WRITTEN BY: MEGAN KOPP
Travelling from St. George, Utah to the North Rim of the Grand Canyon, Arizona, we were looking for a place to pull over to make lunch when we saw a sign for Pipe Spring National Monument. Washrooms and maybe a picnic table – perfect!
We didn’t know anything about the site, but with hunger sated and a National Park Pass already in hand, we thought we’d pop in and have a quick look.
Two hours later we managed to pull ourselves away.
A Mormon Tithing Ranch
Pipe Spring National Monument was established in 1923, but it started as a Mormon Tithing Ranch. Mormon pioneers in the 1870s often paid their tithes to the church with livestock – not cash. The Southern Utah Tithing Office often accepted cattle as tithes and the stock was sent to Pipe Spring.
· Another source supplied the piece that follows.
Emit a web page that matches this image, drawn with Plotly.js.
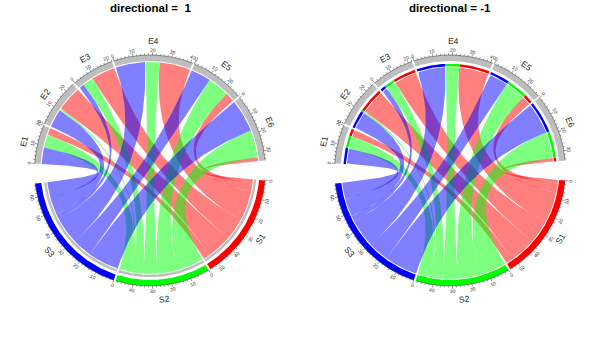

In 1870, the Mormons began building a fortified ranch house at Pipe Spring. Master stone masons Elijah and Elisha Averett and dozens of workers laboured for over a year and a half to build Winsor Castle, named after the first ranch manager.
The “castle” is made up of two separate two-storey buildings that face each other. Rock walls at either end enclose the courtyard and join the buildings together. Large wooden doors on either end are wide enough for a wagon to pull through. One building was the home of the ranch manager and the other offered extra bedrooms, cheese and butter-making rooms built over the spring, and a telegraph office.
A Telegraph Office
When the transcontinental telegraph went through Salt Lake City in 1861, Brigham Young was inspired to create a communication network owned by the Mormon Church. After 1864, Civil War-surplus telegraph materials were cheap. The Deseret Telegraph system was started in 1866.
Pipe Spring became a telegraph station in 1871. Sixteen-year-old Eliza Luella (Ella) Stewart was the first telegraph operator at Pipe Spring. From 1871 to 1888 at least seven women operated the telegraph instruments at Pipe Spring.
A National Monument
The Mormon Church sold the property to a private owner in 1895. In 1920 the newly appointed Director of the National Park Service, Stephen Mather, passed by the spring on a road trip. Mather believed that one day Americans would explore the West in their own cars and he believed that Pipe Spring would be a perfect stop in between Zion and Grand Canyon. It took him three years of lobbying – and money from his own pocket to help buy the Pipe Spring property – before it was declared a national monument.
If You Go:
- Don’t miss walking the Ridge Trail. It’s a short climb up to the top of the low cliffs that overlook the monument. The views are spectacular.